The author also encourages risk management to delve much more deeply into subjective probability assesments. He does not believe the past will tell us the future and data mining might bring about a sense of false confidence without proper analysis of future risks. US housing is a fantastic example of this, models were all backward looking and thus probabilities of collapse were skewed based off historical stresses not being relevant to future stresses, a data set of 70 yrs would not have been sufficient to cause warning of the danger that we experienced. Sometimes over reliance on historical data as a predictor of future returns can cause bubbles in themselves by creating the illusion of riskless gains in risky markets in excess of risk free rates.
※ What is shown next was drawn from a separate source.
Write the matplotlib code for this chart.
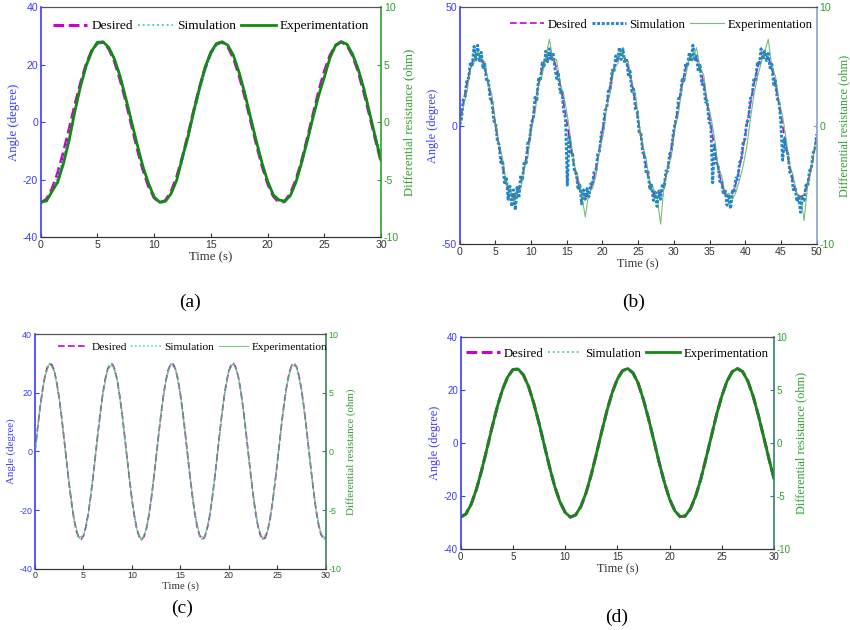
import numpy as np
import matplotlib.pyplot as plt

plt.rcParams['font.family'] = ['Liberation Serif', 'DejaVu Serif']
plt.rcParams['axes.unicode_minus'] = False

# ---------------- data ----------------
# (a) 30 s run, angle in degree, experiment in ohm
desired_a = [-28.0, -26.8, -23.2, -17.6, -10.5, -2.5, 5.8, 13.5, 20.1, 24.9,
             27.6, 27.8, 25.6, 21.2, 14.9, 7.4, -0.8, -9.0, -16.3, -22.2,
             -26.2, -28.0, -27.2, -24.1, -18.9, -12.0, -4.1, 4.2, 12.1, 18.9,
             24.1, 27.2, 27.9, 26.3, 22.3, 16.2, 8.9, 0.8, -7.4, -14.9,
             -21.2, -25.6, -27.8, -27.6, -24.9, -20.1, -13.5, -5.7, 2.5, 10.6,
             17.6, 23.2, 26.8, 28.0, 26.8, 23.2, 17.6, 10.4, 2.4, -5.8, -13.5]
simulation_a = [-28.0, -27.3, -24.1, -18.9, -12.0, -4.2, 4.2, 12.0, 18.9, 24.1,
                27.3, 28.0, 26.3, 22.3, 16.3, 9.0, 0.9, -7.4, -15.0, -21.2,
                -25.6, -27.9, -27.6, -24.9, -20.1, -13.5, -5.7, 2.6, 10.6, 17.7,
                23.3, 26.8, 28.0, 26.9, 23.3, 17.6, 10.5, 2.5, -5.8, -13.5,
                -20.1, -24.9, -27.6, -27.9, -25.7, -21.3, -15.0, -7.3, 0.8, 9.1,
                16.3, 22.3, 26.3, 28.0, 27.3, 24.1, 18.9, 11.9, 4.1, -4.2, -12.0]
experiment_a = [-6.9, -6.85, -6.0, -5.2, -3.6, -1.6, 0.9, 3.1, 4.9, 6.2,
                6.95, 7.0, 6.5, 5.5, 4.0, 2.1, 0.1, -1.9, -3.8, -5.3,
                -6.5, -6.95, -6.85, -6.2, -5.0, -3.0, -1.2, 1.0, 3.0, 4.8,
                6.1, 6.85, 7.0, 6.7, 5.8, 4.3, 2.5, 0.4, -1.6, -3.5,
                -5.1, -6.3, -6.75, -6.85, -6.4, -5.2, -3.5, -1.6, 0.4, 2.3,
                3.9, 5.6, 6.7, 7.0, 6.8, 5.9, 4.6, 2.9, 0.8, -1.3, -3.3]

# (b) 50 s run, noisy
desired_b = [0.0, 4.7, 9.3, 13.6, 17.6, 21.2, 24.3, 26.7, 28.5, 29.6,
             30.0, 29.6, 28.5, 26.7, 24.3, 21.2, 17.6, 13.6, 9.3, 4.7,
             0.0, -4.7, -9.3, -13.6, -17.6, -21.2, -24.3, -26.7, -28.5, -29.6,
             -30.0, -29.6, -28.5, -26.7, -24.3, -21.2, -17.6, -13.6, -9.3, -4.7] * 5
simulation_b = [
    0.5, 2.8, 11.0, 12.4, 19.5, 20.1, 27.0, 25.1, 33.5, 27.8,
    34.0, 27.5, 31.0, 24.0, 26.0, 18.5, 19.0, 11.5, 10.5, 2.0,
    1.5, -6.5, -8.0, -16.0, -15.5, -24.0, -21.5, -31.0, -25.5, -34.0,
    -27.0, -35.5, -26.0, -30.5, -21.0, -23.0, -15.0, -16.5, -7.0, -6.0,
    1.5, 3.0, 12.0, 11.0, 20.5, 19.0, 26.5, 24.5, 31.5, 27.0,
    32.5, 27.5, 31.0, 25.0, 20.0, 22.5, 14.0, 15.0, 6.0, 3.5,
    -25.0, -4.0, -11.5, -12.0, -19.5, -20.0, -27.0, -25.0, -33.0, -27.0,
    -31.0, -26.5, -30.0, -24.5, -25.0, -19.0, -18.5, -12.0, -10.5, -3.0,
    -1.0, 6.5, 7.5, 15.5, 16.0, 23.5, 22.5, 29.5, 27.0, 33.0,
    28.0, 32.5, 26.5, 28.5, 21.5, 23.0, 14.5, 15.5, 7.0, 6.0,
    -2.5, -3.0, -11.0, -12.5, -20.0, -19.5, -27.0, -25.0, -31.5, -28.0,
    -34.0, -27.5, -31.0, -24.5, -26.0, -19.0, -19.0, -12.0, -10.5, -3.5,
    1.0, 3.5, 11.5, 12.0, 19.5, 19.0, 26.5, 25.0, 31.0, 27.0,
    34.0, 28.0, 29.5, 23.0, 25.5, 17.5, 18.5, 10.0, 10.5, 1.5,
    0.5, -24.0, -8.0, -15.5, -16.5, -23.5, -23.0, -29.0, -27.0, -33.5,
    -29.0, -35.0, -27.5, -28.0, -22.0, -22.5, -15.5, -14.5, -7.0, -5.5,
    1.5, 2.5, 11.5, 12.5, 20.0, 19.5, 27.0, 25.5, 32.5, 28.0,
    31.5, 27.5, 30.5, 24.5, 26.0, 17.5, 19.0, 11.5, 10.0, 2.0,
    -14.5, -5.5, -10.5, -12.0, -19.5, -20.5, -27.0, -26.0, -32.0, -30.0,
    -36.5, -30.5, -31.5, -25.0, -25.5, -19.0, -18.0, -11.5, -10.0, -3.5]
experiment_b = [
    0.0, 1.6, 2.8, 4.8, 5.3, 6.3, 5.6, 5.4, 3.6, 2.6,
    0.2, -1.6, -2.8, -4.9, -5.2, -6.4, -5.6, -5.4, -3.6, -2.6,
    -0.3, 1.1, 3.4, 4.3, 5.8, 7.3, 5.6, 5.6, 3.6, 2.6,
    0.9, -1.2, -3.4, -4.3, -5.8, -7.7, -5.6, -5.3, -4.2, -2.0,
    -0.8, 1.6, 2.8, 4.8, 5.2, 6.4, 5.6, 5.4, 3.6, 2.7,
    0.2, -1.6, -2.8, -4.9, -5.3, -6.0, -8.3, -4.9, -3.6, -2.6,
    -0.2, 1.1, 3.3, 4.2, 5.8, 5.7, 6.6, 4.9, 4.3, 2.0,
    0.8, -1.0, -3.4, -4.2, -5.8, -5.7, -6.2, -5.6, -4.6, -3.4,
    -1.8, 0.5, 2.6, 4.1, 5.3, 6.2, 7.3, 5.0, 4.2, 2.1,
    0.8, -1.1, -3.3, -4.3, -5.8, -5.9, -8.0, -5.0, -3.7, -1.6]

# (c) 30 s run, faster sine
desired_c = [0.0, 7.4, 14.4, 20.4, 25.2, 28.5, 29.9, 29.5, 27.3, 23.3,
             18.0, 11.5, 4.2, -3.2, -10.5, -17.1, -22.7, -26.9, -29.3, -30.0,
             -28.8, -25.8, -21.2, -15.2, -8.4, -1.0, 6.5, 13.5, 19.7, 24.7,
             28.1, 29.8, 29.7, 27.7, 24.0, 18.7, 12.4, 5.2, -2.3, -9.6,
             -16.3, -22.0, -26.4, -29.1, -30.0, -29.0, -26.3, -21.9, -16.1, -9.3,
             -2.0, 5.5, 12.6, 19.0, 24.1, 27.8, 29.7, 29.8, 28.0, 24.5,
             19.5, 13.3, 6.2, -1.3, -8.6, -15.5, -21.4, -26.0, -28.8, -30.0,
             -29.3, -26.7, -22.5, -16.9, -10.3, -3.0, 4.5, 11.7, 18.2, 23.5,
             27.4, 29.6, 29.9, 28.4, 25.1, 20.3, 14.2, 7.2, -0.3, -7.7,
             -14.6, -20.7, -25.4, -28.5, -29.9, -29.5, -27.2, -23.2, -17.7, -11.2,
             -4.0, 3.5, 10.8, 17.4, 22.9, 27.0, 29.4, 30.0, 28.7, 25.6,
             21.0, 15.0, 8.1, 0.7, -6.7, -13.7, -19.9, -24.8, -28.2, -29.9, -29.6]
simulation_c = list(desired_c)  # indistinguishable from desired in (c)
experiment_c = [0.0, 3.6, 6.3, 7.5, 6.8, 4.5, 1.05, -2.6, -5.7, -7.3,
                -7.2, -5.3, -2.1, 1.6, 4.9, 7.0, 7.4, 6.0, 3.1, -0.6,
                -4.1, -6.6, -7.6, -6.6, -4.0, -0.5, 3.15, 6.0, 7.5, 7.0,
                4.9, 1.55, -2.15, -5.35, -7.2, -7.35, -5.6, -2.6, 1.1, 4.55,
                6.85, 7.55, 6.3, 3.55, -0.1, -3.65, -6.35, -7.5, -6.8, -4.4,
                -1.0, 2.7, 5.7, 7.35, 7.2, 5.25, 2.0, -1.7, -5.0, -7.05, -7.4]

# (d) same reference as (a), tracked almost perfectly
desired_d = list(desired_a)
simulation_d = list(desired_a)
experiment_d = [-7.0, -6.7, -5.8, -4.4, -2.6, -0.6, 1.45, 3.4, 5.0, 6.2,
                6.9, 6.95, 6.4, 5.3, 3.7, 1.85, -0.2, -2.25, -4.1, -5.55,
                -6.55, -7.0, -6.8, -6.0, -4.7, -3.0, -1.0, 1.05, 3.0, 4.7,
                6.0, 6.8, 7.0, 6.6, 5.6, 4.05, 2.2, 0.2, -1.85, -3.7,
                -5.3, -6.4, -6.95, -6.9, -6.2, -5.0, -3.4, -1.4, 0.6, 2.65,
                4.4, 5.8, 6.7, 7.0, 6.7, 5.8, 4.4, 2.6, 0.6, -1.45, -3.4]

legend_names = ['Desired', 'Simulation', 'Experimentation']

BLUE = '#3b3bff'
GREEN = '#2f9f2f'
MAGENTA = '#cc00cc'
CYAN = '#33cccc'


def panel(fig, rect, t_d, des, t_s, sim, t_e, exp, xmax, xticks, yl, ylt, yr, yrt,
          st_d, st_s, st_e, fs_tick, fs_lab, leg_xy, right_col):
    ax = fig.add_axes(rect)
    l1, = ax.plot(t_d, des, color=MAGENTA, **st_d)
    l2, = ax.plot(t_s, sim, **st_s)
    ax.set_xlim(0, xmax)
    ax.set_ylim(*yl)
    ax.set_xticks(xticks)
    ax.set_yticks(ylt)
    ax2 = ax.twinx()
    l3, = ax2.plot(t_e, exp, **st_e)
    ax2.set_ylim(*yr)
    ax2.set_yticks(yrt)

    ax.spines['left'].set_color(BLUE)
    ax.spines['left'].set_linewidth(1.2)
    ax.spines['right'].set_visible(False)
    ax2.spines['left'].set_visible(False)
    ax2.spines['right'].set_color(right_col)
    ax2.spines['right'].set_linewidth(1.2)
    for a in (ax, ax2):
        a.spines['top'].set_color('#555555')
        a.spines['bottom'].set_color('#333333')
    ax.tick_params(axis='y', direction='in', length=3, colors=BLUE, labelsize=fs_tick, pad=2)
    ax.tick_params(axis='x', direction='in', length=3, color='#333333', labelcolor='#333333',
                   labelsize=fs_tick, pad=2)
    ax2.tick_params(axis='y', direction='in', length=3, color=right_col, labelcolor=GREEN,
                    labelsize=fs_tick, pad=2)
    # MATLAB-style sans tick numbers
    for lab in ax.get_xticklabels() + ax.get_yticklabels() + ax2.get_yticklabels():
        lab.set_fontfamily(['Liberation Sans', 'DejaVu Sans'])

    ax.set_xlabel('Time (s)', fontsize=fs_lab, color='#333333', labelpad=1)
    ax.set_ylabel('Angle (degree)', fontsize=fs_lab, color=BLUE, labelpad=2)
    ax2.set_ylabel('Differential resistance (ohm)', fontsize=fs_lab, color=GREEN, labelpad=3)

    ax2.legend([l1, l2, l3], legend_names, loc='upper center', bbox_to_anchor=leg_xy,
               ncol=3, frameon=False, fontsize=fs_lab + 0.4, handlelength=2.6,
               handletextpad=0.3, columnspacing=0.4, borderaxespad=0.3)
    return ax, ax2


fig = plt.figure(figsize=(8.5, 6.3), dpi=100)

t_a = np.linspace(0, 30, len(desired_a))
panel(fig, [0.0479, 0.6233, 0.4003, 0.3651], t_a, desired_a, t_a, simulation_a, t_a, experiment_a,
      30, range(0, 31, 5), (-40, 40), [-40, -20, 0, 20, 40], (-10, 10), [-10, -5, 0, 5, 10],
      dict(ls=(0, (3.5, 1.5)), lw=2.2),
      dict(color=CYAN, ls=':', lw=1.3),
      dict(color='#138a13', lw=2.0),
      7.6, 9.2, (0.5, 0.985), GREEN)

t_b = np.linspace(0, 50, len(simulation_b))
panel(fig, [0.5408, 0.6122, 0.4200, 0.3762], t_b, desired_b, t_b, simulation_b, t_b[::2], experiment_b,
      50, range(0, 51, 5), (-50, 50), [-50, 0, 50], (-10, 10), [-10, 0, 10],
      dict(ls=(0, (4, 2)), lw=1.2),
      dict(color='#1f86cc', ls=(0, (1, 0.6)), lw=2.1),
      dict(color='#4aa84a', lw=0.8, alpha=0.75),
      7.6, 8.8, (0.565, 0.99), '#8aa0d8')

t_c = np.linspace(0, 30, len(desired_c))
t_ce = np.linspace(0, 30, len(experiment_c))
panel(fig, [0.0412, 0.0973, 0.3420, 0.3725], t_c, desired_c, t_c, simulation_c, t_ce, experiment_c,
      30, range(0, 31, 5), (-40, 40), [-40, -20, 0, 20, 40], (-10, 10), [-10, -5, 0, 5, 10],
      dict(ls=(0, (4, 2)), lw=1.2),
      dict(color=CYAN, ls=':', lw=1.1),
      dict(color='#5cb85c', lw=0.8, alpha=0.8),
      6.4, 7.8, (0.543, 1.0), '#3f7f5f')

t_d = np.linspace(0, 30, len(desired_d))
panel(fig, [0.5420, 0.1286, 0.3686, 0.3370], t_d, desired_d, t_d, simulation_d, t_d, experiment_d,
      30, range(0, 31, 5), (-40, 40), [-40, -20, 0, 20, 40], (-10, 10), [-10, -5, 0, 5, 10],
      dict(ls=(0, (3.5, 1.5)), lw=2.2),
      dict(color=CYAN, ls=':', lw=1.3),
      dict(color='#138a13', lw=2.0),
      7.0, 8.8, (0.5, 0.99), '#3a7f6f')

for label, x, y in [('(a)', 190, 302), ('(b)', 634, 302), ('(c)', 182, 608), ('(d)', 617, 617)]:
    fig.text(x / 850, 1 - y / 630, label, ha='center', va='center', fontsize=14)

fig.savefig('out.png', dpi=100)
Most of the book gets to what almost all investment professionals realize. Risk isnt math, there are elements of math which help us aggregate risks, but their utility is bounded both by the data we have as well as the assumptions we make. Why do people talk about confidence intervals that are not only untestable but also nonsensical. To talk about a portfolio not being able to sustain a certain amount of loss given a time scale of human civilization really doesnt need to be argued as garbage, we all know it is, so why does it arise? Part of it is trying to bring a sense of confidence to the investors in banks at the creditor and equity level. Do the investors believe the confidence? Probably not, but it sounds like the bank is being prudent at least. This book was written and published before the financial crisis, its points, had they been internalized might have prevented the magnitude of misallocation of resources but i doubt the losses would have been avoided altogether. I think the author did a good job in articulating where risk management has been going wrong. Risk management he articulates requires better integration of those who develop the mathematical machinery and those who make investment decisions at the trading and executive level and most importantly the need for better incentive allignment of all of them with the long run of the firm. If this could be achieved, we would have come a long way.